Inmates at an immigration detention center in Raymondville, Texas seized control of the facility over the weekend, setting off a standoff with federal authorities. The inmates, mostly undocumented immigrants, used pipes as weapons, though there are only minor injuries reported thus far, according to The Associated Press. In addition, there were reports of fires being set […]

Inmates at an immigration detention center in Raymondville, Texas seized control of the facility over the weekend, setting off a standoff with federal authorities.

The inmates, mostly undocumented immigrants, used pipes as weapons, though there are only minor injuries reported thus far, according to The Associated PressIn addition, there were reports of fires being set inside the center’s Kevlar tents. Officials, to no avail, used tear gas and other forms of so-called non-lethal force to squash the revolt.

It appears authorities have regained control of the facility, the Willacy County Correctional Center, and are transferring inmates to other prisons given the uninhabitable and damaged tents within Willacy. Representatives of the FBI and Federal Bureau of Prisons had been on the scene negotiating with the incarcerated population.

The detention center is run by Management & Training Corp., a Utah-based private contractor. The company released a statement that read, “We anticipate another few hundred inmates will be moved by the end of the day. This process will continue through the next week until all of the inmates have been relocated.” As late as 2011, Willacy was one of the country’s largest immigrant detention centers operated by Immigration and Customs Enforcement (ICE).

The facility has a notorious history — despite it being only nine years old. In 2011, PBS’s Frontline featured the facility in the documentary “Lost In Detention.”
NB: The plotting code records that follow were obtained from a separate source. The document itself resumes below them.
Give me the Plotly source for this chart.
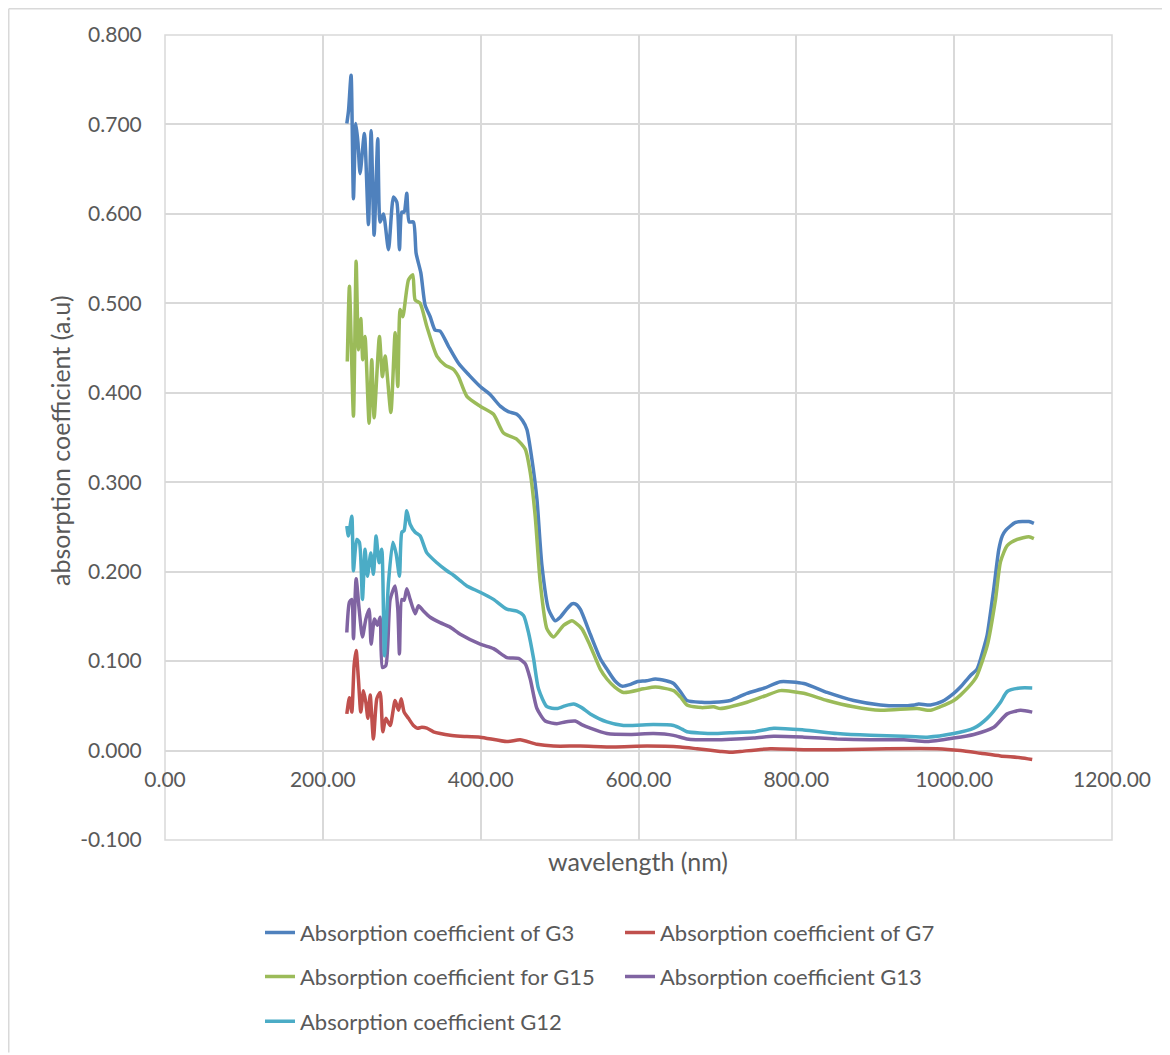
import plotly.graph_objects as go

# ---------------- data ----------------
wl_g3 = [230.4, 232.5, 235.8, 238.8, 241.8, 244.5, 247.2, 252.7, 257.8, 261.2, 265.0, 269.6,
         272.6, 276.8, 283.2, 289.5, 293.8, 297.1, 300.1, 303.0, 306.4, 309.4, 314.8, 318.2,
         324.2, 329.6, 336.0, 342.3, 348.6, 359.2, 371.9, 385.0, 399.4, 412.0, 424.8, 435.0,
         445.9, 453.0, 458.6, 464.9, 471.3, 477.6, 486.0, 494.5, 500.8, 508.0, 515.6, 519.8,
         526.2, 538.9, 551.5, 560.0, 570.0, 579.0, 590.0, 598.0, 610.0, 621.3, 635.0, 644.5,
         653.0, 661.4, 680.0, 695.2, 716.4, 737.5, 760.0, 779.8, 809.4, 839.0, 872.7, 906.6,
         930.0, 950.0, 955.0, 970.0, 985.0, 999.5, 1008.0, 1020.7, 1029.0, 1037.6, 1041.8,
         1050.2, 1056.6, 1061.0, 1065.0, 1077.7, 1094.6, 1101.0]
abs_g3 = [0.701, 0.715, 0.755, 0.617, 0.701, 0.680, 0.645, 0.690, 0.588, 0.693, 0.576, 0.684,
          0.591, 0.600, 0.560, 0.619, 0.613, 0.560, 0.602, 0.602, 0.623, 0.591, 0.591, 0.556,
          0.534, 0.498, 0.485, 0.470, 0.469, 0.452, 0.433, 0.420, 0.407, 0.398, 0.385, 0.379,
          0.376, 0.369, 0.359, 0.326, 0.281, 0.207, 0.158, 0.145, 0.149, 0.157, 0.164, 0.164,
          0.158, 0.130, 0.103, 0.091, 0.078, 0.072, 0.074, 0.077, 0.078, 0.080, 0.078, 0.075,
          0.066, 0.056, 0.054, 0.054, 0.056, 0.064, 0.070, 0.077, 0.075, 0.065, 0.056, 0.051,
          0.050, 0.051, 0.052, 0.051, 0.055, 0.064, 0.071, 0.084, 0.091, 0.115, 0.129,
          0.181, 0.225, 0.240, 0.246, 0.255, 0.256, 0.254]

wl_g7 = [230.4, 233.7, 236.7, 239.6, 242.2, 245.1, 248.1, 251.5, 254.5, 257.1, 260.0, 264.1,
         268.4, 272.6, 276.0, 279.8, 285.3, 291.6, 295.9, 299.3, 303.0, 308.5, 314.8, 319.9,
         325.4, 331.8, 340.2, 348.7, 361.3, 374.1, 399.4, 433.2, 450.0, 471.3, 492.3, 526.2,
         568.5, 610.8, 653.0, 674.2, 703.7, 716.4, 729.0, 767.0, 809.4, 851.7, 915.1, 978.5,
         1008.0, 1033.4, 1058.7, 1084.0, 1098.9]
abs_g7 = [0.041, 0.059, 0.043, 0.095, 0.112, 0.080, 0.043, 0.067, 0.054, 0.036, 0.062, 0.013,
          0.058, 0.065, 0.021, 0.036, 0.028, 0.056, 0.045, 0.058, 0.043, 0.036, 0.028, 0.025,
          0.026, 0.025, 0.021, 0.019, 0.017, 0.016, 0.015, 0.010, 0.012, 0.007, 0.005, 0.005,
          0.004, 0.005, 0.004, 0.002, -0.001, -0.002, -0.001, 0.002, 0.001, 0.001, 0.002, 0.002,
          0.000, -0.003, -0.006, -0.008, -0.010]

wl_g15 = [231.0, 233.7, 238.8, 242.2, 245.1, 248.1, 250.6, 253.5, 258.6, 262.0, 265.0, 271.7,
          275.5, 279.0, 286.2, 291.6, 295.0, 298.0, 301.3, 308.5, 314.0, 316.9, 323.3, 331.8,
          344.5, 355.0, 365.6, 371.9, 382.5, 399.4, 416.3, 429.0, 445.9, 456.5, 462.8, 469.1,
          475.5, 484.0, 492.3, 505.0, 515.6, 519.8, 528.3, 538.9, 551.5, 560.0, 570.0, 581.0,
          606.4, 621.3, 644.5, 653.0, 661.4, 680.0, 695.2, 703.7, 737.5, 760.0, 779.8, 809.4,
          839.0, 872.7, 906.6, 953.0, 970.0, 982.6, 999.5, 1008.0, 1024.9, 1029.0, 1041.8,
          1052.4, 1058.7, 1067.2, 1079.9, 1094.6, 1101.0]
abs_g15 = [0.435, 0.519, 0.374, 0.547, 0.448, 0.483, 0.437, 0.463, 0.366, 0.437, 0.372, 0.463,
           0.418, 0.441, 0.378, 0.467, 0.407, 0.493, 0.485, 0.526, 0.532, 0.504, 0.500, 0.474,
           0.441, 0.431, 0.426, 0.418, 0.396, 0.385, 0.376, 0.355, 0.348, 0.337, 0.311, 0.262,
           0.188, 0.136, 0.127, 0.140, 0.145, 0.143, 0.136, 0.117, 0.091, 0.080, 0.071, 0.065,
           0.069, 0.071, 0.067, 0.060, 0.051, 0.048, 0.049, 0.047, 0.054, 0.061, 0.067, 0.064,
           0.056, 0.049, 0.045, 0.047, 0.045, 0.049, 0.056, 0.062, 0.078, 0.084, 0.117,
           0.169, 0.211, 0.229, 0.236, 0.239, 0.237]

wl_g13 = [230.4, 233.7, 236.7, 238.8, 242.2, 246.0, 250.2, 254.5, 258.6, 261.2, 265.4, 269.2,
          272.6, 275.5, 279.8, 285.3, 291.6, 295.0, 297.1, 300.1, 303.0, 306.4, 310.6, 317.0,
          321.2, 327.5, 336.0, 348.6, 361.3, 374.1, 399.4, 416.3, 433.2, 448.0, 456.5, 462.8,
          471.3, 481.8, 496.6, 507.0, 519.8, 528.0, 538.9, 560.0, 589.5, 619.0, 644.5, 661.4,
          695.2, 745.9, 771.3, 809.4, 851.7, 893.9, 936.2, 965.8, 999.5, 1024.9, 1050.2,
          1067.2, 1084.0, 1098.9]
abs_g13 = [0.132, 0.166, 0.169, 0.125, 0.192, 0.158, 0.127, 0.147, 0.158, 0.119, 0.147, 0.140,
           0.149, 0.093, 0.095, 0.169, 0.184, 0.158, 0.108, 0.169, 0.168, 0.181, 0.169, 0.153,
           0.162, 0.156, 0.149, 0.143, 0.138, 0.130, 0.119, 0.114, 0.104, 0.103, 0.097, 0.080,
           0.047, 0.033, 0.030, 0.032, 0.033, 0.029, 0.025, 0.019, 0.018, 0.019, 0.017, 0.013,
           0.012, 0.014, 0.016, 0.015, 0.013, 0.012, 0.012, 0.010, 0.014, 0.018, 0.026,
           0.041, 0.045, 0.043]

wl_g12 = [230.4, 232.4, 236.7, 238.8, 243.0, 246.3, 250.2, 253.5, 256.5, 260.8, 264.1, 267.5,
          271.3, 274.7, 278.1, 283.2, 288.7, 292.9, 297.1, 300.1, 303.0, 306.4, 310.6, 317.0,
          323.3, 331.8, 344.5, 357.2, 365.6, 374.1, 382.5, 399.4, 416.3, 433.2, 445.9, 454.3,
          460.6, 467.0, 473.3, 484.0, 496.6, 507.0, 517.7, 528.0, 538.9, 560.0, 581.0, 619.0,
          644.5, 655.0, 661.4, 695.2, 716.4, 745.9, 771.3, 809.4, 851.7, 893.9, 936.2, 965.8,
          999.5, 1024.9, 1041.8, 1058.7, 1067.2, 1084.0, 1098.9]
abs_g12 = [0.251, 0.240, 0.262, 0.201, 0.236, 0.233, 0.169, 0.225, 0.195, 0.221, 0.197, 0.240,
           0.210, 0.225, 0.106, 0.188, 0.233, 0.220, 0.195, 0.244, 0.246, 0.268, 0.253, 0.244,
           0.240, 0.221, 0.210, 0.201, 0.196, 0.190, 0.184, 0.177, 0.169, 0.158, 0.156, 0.151,
           0.132, 0.103, 0.069, 0.049, 0.047, 0.050, 0.052, 0.048, 0.041, 0.032, 0.028, 0.029,
           0.028, 0.024, 0.021, 0.019, 0.020, 0.021, 0.025, 0.023, 0.019, 0.017, 0.016, 0.015,
           0.019, 0.025, 0.036, 0.054, 0.066, 0.070, 0.070]

series_names = ["Absorption coefficient of G3", "Absorption coefficient of G7",
                "Absorption coefficient for G15", "Absorption coefficient G13",
                "Absorption coefficient G12"]
series_colors = ["#4F81BD", "#C0504D", "#9BBB59", "#8064A2", "#4BACC6"]
series_legend = ["legend", "legend", "legend2", "legend2", "legend3"]

y_tick_vals = [-0.1, 0.0, 0.1, 0.2, 0.3, 0.4, 0.5, 0.6, 0.7, 0.8]
y_tick_text = ["-0.100", "0.000", "0.100", "0.200", "0.300", "0.400", "0.500",
               "0.600", "0.700", "0.800"]
x_tick_vals = [0, 200, 400, 600, 800, 1000, 1200]
x_tick_text = ["0.00", "200.00", "400.00", "600.00", "800.00", "1000.00", "1200.00"]

x_title = "wavelength (nm)"
y_title = "absorption coefficient (a.u)"

# ---------------- figure ----------------
# The page body has an 8px margin, so the figure is drawn 8px smaller/shifted.
OFF = 8
W, H = 1170 - OFF, 1055 - OFF
L, R, T, B = 165 - OFF, 58, 35 - OFF, 213
pw, ph = W - L - R, H - T - B

def px_x(p):  # screen pixel -> paper x
    return (p - OFF - L) / pw

def px_y(p):  # screen pixel -> paper y
    return (H - B - (p - OFF)) / ph

FONT = "Lato"
TXT = "#595959"
GRID = "#d9d9d9"

fig = go.Figure()
data = [(wl_g3, abs_g3), (wl_g7, abs_g7), (wl_g15, abs_g15), (wl_g13, abs_g13), (wl_g12, abs_g12)]
for (xs, ys), name, col, lg in zip(data, series_names, series_colors, series_legend):
    fig.add_trace(go.Scatter(x=xs, y=ys, mode="lines", name=name, legend=lg,
                             line=dict(color=col, width=3.5, shape="spline", smoothing=0.6)))

legend_common = dict(orientation="h", xanchor="left", yanchor="middle",
                     font=dict(family=FONT, size=22, color=TXT),
                     entrywidth=315, entrywidthmode="pixels",
                     bgcolor="rgba(0,0,0,0)", borderwidth=0)

fig.update_layout(
    width=W, height=H,
    margin=dict(l=L, r=R, t=T, b=B, pad=0),
    paper_bgcolor="white", plot_bgcolor="white",
    font=dict(family=FONT, size=21, color=TXT),
    xaxis=dict(range=[0, 1200], tickmode="array", tickvals=x_tick_vals, ticktext=x_tick_text,
               showgrid=True, gridcolor=GRID, gridwidth=1.5,
               zeroline=False, showline=False,
               anchor="free", position=px_y(752),
               ticks="outside", ticklen=11, tickcolor="rgba(0,0,0,0)",
               tickfont=dict(family=FONT, size=21, color=TXT)),
    yaxis=dict(range=[-0.1, 0.8], tickmode="array", tickvals=y_tick_vals, ticktext=y_tick_text,
               showgrid=True, gridcolor=GRID, gridwidth=1.5,
               zeroline=False, showline=False,
               ticks="outside", ticklen=18, tickcolor="rgba(0,0,0,0)",
               tickfont=dict(family=FONT, size=21, color=TXT)),
    legend=dict(x=px_x(260), y=px_y(935), **legend_common),
    legend2=dict(x=px_x(260), y=px_y(979), **legend_common),
    legend3=dict(x=px_x(260), y=px_y(1024), **legend_common),
    showlegend=True,
)

# plot frame
fig.add_shape(type="rect", xref="paper", yref="paper", x0=0, y0=0, x1=1, y1=1,
              line=dict(color=GRID, width=1.5), layer="below")
# outer chart border (top and left edges visible)
fig.add_shape(type="line", xref="paper", yref="paper", x0=px_x(8.75), x1=px_x(1170),
              y0=px_y(8.75), y1=px_y(8.75), line=dict(color=GRID, width=1.5))
fig.add_shape(type="line", xref="paper", yref="paper", x0=px_x(8.75), x1=px_x(8.75),
              y0=px_y(8.75), y1=px_y(1055), line=dict(color=GRID, width=1.5))

fig.add_annotation(text=x_title, xref="paper", yref="paper", x=px_x(638), y=px_y(863),
                   xanchor="center", yanchor="middle", showarrow=False,
                   font=dict(family=FONT, size=25, color=TXT))
fig.add_annotation(text=y_title, xref="paper", yref="paper", x=px_x(60), y=px_y(442),
                   xanchor="center", yanchor="middle", showarrow=False, textangle=-90,
                   font=dict(family=FONT, size=25, color=TXT))

fig.write_html("out.html")
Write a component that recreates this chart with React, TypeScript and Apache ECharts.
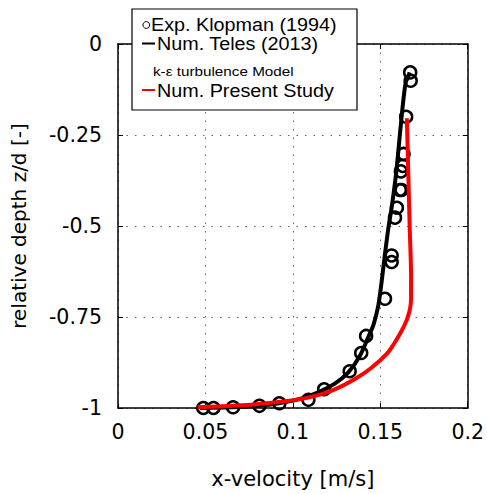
import React, { useEffect, useRef } from "react";
import * as echarts from "echarts";

const xTicks = [0, 0.05, 0.1, 0.15, 0.2];
const yTicks = [-1, -0.75, -0.5, -0.25, 0];

const expVelocity = [0.1671, 0.1674, 0.1648, 0.1633, 0.1629, 0.1618, 0.1622, 0.1612, 0.1595, 0.1584, 0.1565, 0.1565, 0.1527, 0.1419, 0.1391, 0.1325, 0.1179, 0.1089, 0.0923, 0.0809, 0.0658, 0.0546, 0.0488];
const expDepth = [-0.078, -0.101, -0.2, -0.302, -0.335, -0.35, -0.401, -0.401, -0.45, -0.477, -0.581, -0.599, -0.7, -0.802, -0.849, -0.899, -0.9486, -0.9775, -0.987, -0.994, -0.998, -1.0, -1.0];

const telesVelocity = [0.1668, 0.166, 0.1646, 0.1633, 0.1614, 0.159, 0.1565, 0.1548, 0.1534, 0.1521, 0.1506, 0.1488, 0.1462, 0.1436, 0.1382, 0.1316, 0.124, 0.1145, 0.104, 0.092, 0.08, 0.065, 0.047];
const telesDepth = [-0.078, -0.09, -0.105, -0.15, -0.24, -0.358, -0.45, -0.5, -0.55, -0.6, -0.66, -0.72, -0.77, -0.8, -0.858, -0.903, -0.933, -0.957, -0.975, -0.987, -0.994, -0.998, -1.0];

const presentVelocity = [0.1652, 0.166, 0.1668, 0.1676, 0.1676, 0.1669, 0.165, 0.162, 0.1583, 0.154, 0.1448, 0.1353, 0.124, 0.1127, 0.1025, 0.0805, 0.0654, 0.0455];
const presentDepth = [-0.204, -0.35, -0.5, -0.637, -0.7, -0.73, -0.76, -0.79, -0.82, -0.85, -0.89, -0.921, -0.9486, -0.9667, -0.977, -0.989, -0.994, -0.998];

const legendTexts = ["Exp. Klopman (1994)", "Num. Teles (2013)", "k-ε turbulence Model", "Num. Present Study"];

const zip = (a: number[], b: number[]) => a.map((v, i) => [v, b[i]]);

export default function App() {
  const ref = useRef<HTMLDivElement>(null);
  useEffect(() => {
    if (!ref.current) return;
    const chart = echarts.init(ref.current, null, { renderer: "svg" });
    const tickFont = { fontFamily: "DejaVu Sans", fontSize: 20.5, color: "#000" };
    const split = { show: true, lineStyle: { color: "#666", width: 1, type: [1.5, 7] as any } };
    const legFont = "Liberation Sans";
    const Z = 100;
    chart.setOption({
      animation: false,
      backgroundColor: "#fff",
      grid: { left: 118, right: 16, top: 44, bottom: 80, containLabel: false },
      xAxis: [
        {
          type: "value", min: xTicks[0], max: xTicks[xTicks.length - 1], interval: 0.05,
          position: "bottom",
          name: "x-velocity [m/s]", nameLocation: "middle", nameGap: 60,
          nameTextStyle: { fontFamily: "DejaVu Sans", fontSize: 21, color: "#000" },
          axisLine: { show: true, onZero: false, lineStyle: { color: "#000", width: 1.5 } },
          axisTick: { show: true, inside: true, length: 5, lineStyle: { color: "#000" } },
          axisLabel: { ...tickFont, margin: 13 },
          splitLine: split,
        },
        {
          type: "value", min: xTicks[0], max: xTicks[xTicks.length - 1], interval: 0.05,
          position: "top",
          axisLine: { show: true, onZero: false, lineStyle: { color: "#000", width: 1.5 } },
          axisTick: { show: true, inside: true, length: 5, lineStyle: { color: "#000" } },
          axisLabel: { show: false },
          splitLine: { show: false },
        },
      ],
      yAxis: [
        {
          type: "value", min: yTicks[0], max: yTicks[yTicks.length - 1], interval: 0.25,
          position: "left",
          name: "relative depth z/d [-]", nameLocation: "middle", nameGap: 89, nameRotate: 90,
          nameTextStyle: { fontFamily: "DejaVu Sans", fontSize: 20, color: "#000" },
          axisLine: { show: true, onZero: false, lineStyle: { color: "#000", width: 1.5 } },
          axisTick: { show: true, inside: true, length: 5, lineStyle: { color: "#000" } },
          axisLabel: { ...tickFont, margin: 16 },
          splitLine: split,
        },
        {
          type: "value", min: yTicks[0], max: yTicks[yTicks.length - 1], interval: 0.25,
          position: "right",
          axisLine: { show: true, onZero: false, lineStyle: { color: "#000", width: 1.5 } },
          axisTick: { show: true, inside: true, length: 5, lineStyle: { color: "#000" } },
          axisLabel: { show: false },
          splitLine: { show: false },
        },
      ],
      series: [
        {
          type: "scatter", name: legendTexts[0], data: zip(expVelocity, expDepth),
          symbol: "circle", symbolSize: 12,
          itemStyle: { color: "rgba(0,0,0,0)", borderColor: "#000", borderWidth: 2.5, opacity: 1 },
          z: 3,
        },
        {
          type: "line", name: legendTexts[1], data: zip(telesVelocity, telesDepth),
          smooth: 0.3, showSymbol: false, symbol: "none",
          lineStyle: { color: "#000", width: 4 },
          z: 4,
        },
        {
          type: "line", name: legendTexts[3], data: zip(presentVelocity, presentDepth),
          smooth: 0.3, showSymbol: false, symbol: "none",
          lineStyle: { color: "#ff0000", width: 4 },
          z: 5,
        },
      ],
      graphic: [
        { type: "rect", z: Z, shape: { x: 132, y: 9, width: 225, height: 101 }, style: { fill: "#fff", stroke: "#000", lineWidth: 1.2 } },
        { type: "circle", z: Z + 1, shape: { cx: 146.3, cy: 25, r: 3.4 }, style: { fill: "none", stroke: "#000", lineWidth: 1 } },
        { type: "text", z: Z + 1, x: 151, y: 25, scaleX: 1.13, style: { text: legendTexts[0], font: `17.5px '${legFont}'`, fill: "#000", verticalAlign: "middle", align: "left" } },
        { type: "line", z: Z + 1, shape: { x1: 142, y1: 43.5, x2: 155, y2: 43.5 }, style: { stroke: "#000", lineWidth: 2 } },
        { type: "text", z: Z + 1, x: 157, y: 44, scaleX: 1.13, style: { text: legendTexts[1], font: `17.5px '${legFont}'`, fill: "#000", verticalAlign: "middle", align: "left" } },
        { type: "text", z: Z + 1, x: 153, y: 72, scaleX: 1.22, style: { text: legendTexts[2], font: `12.5px '${legFont}'`, fill: "#000", verticalAlign: "middle", align: "left" } },
        { type: "line", z: Z + 1, shape: { x1: 142, y1: 90, x2: 155, y2: 90 }, style: { stroke: "#ff0000", lineWidth: 2 } },
        { type: "text", z: Z + 1, x: 157, y: 91, scaleX: 1.13, style: { text: legendTexts[3], font: `17.5px '${legFont}'`, fill: "#000", verticalAlign: "middle", align: "left" } },
      ],
    });
    return () => chart.dispose();
  }, []);
  return <div ref={ref} style={{ position: "fixed", left: 0, top: 0, width: 487, height: 494 }} />;
}
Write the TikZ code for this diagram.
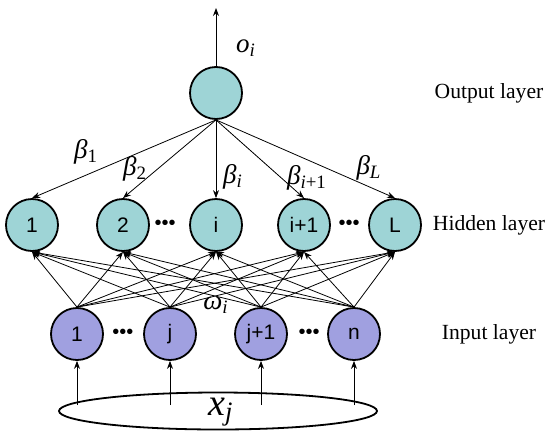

Twana Cooks-Allen, a former mental health coordinator at Willacy, was quoted as describing circumstances including, “women harassed for sexual favors, guards taking detainees and beating them, running them down like they were animals.” Other detainees alleged routine sexual, physical and racial abuse at the hands of correctional officials. Indeed, in 2011, a former guard named Edwin Rodriquez pleaded guilty to sexually assaulting a female detainee. And in 2007, employees of MTC at Willacy were charged with smuggling undocumented immigrants across the southern border.

It appears, however, the problems have continued. Last year the ACLU released a report on Willacy that proved prescient. “One man told us that fellow prisoners had threatened to burn the tents but rationalized, “What’s the point?” the report said. “Prisoners are bored, listless, and frustrated by the conditions, and the atmosphere, they say, is tense and could escalate at any time.” The ACLU report went on to catalog various complaints from inmates at Willacy, including cramped living conditions, little privacy, overflowing toilets, lack of water and inadequate medical treatment. A local newspaper in Texas reported that rioting inmates complained “they weren’t getting the medical care they needed.”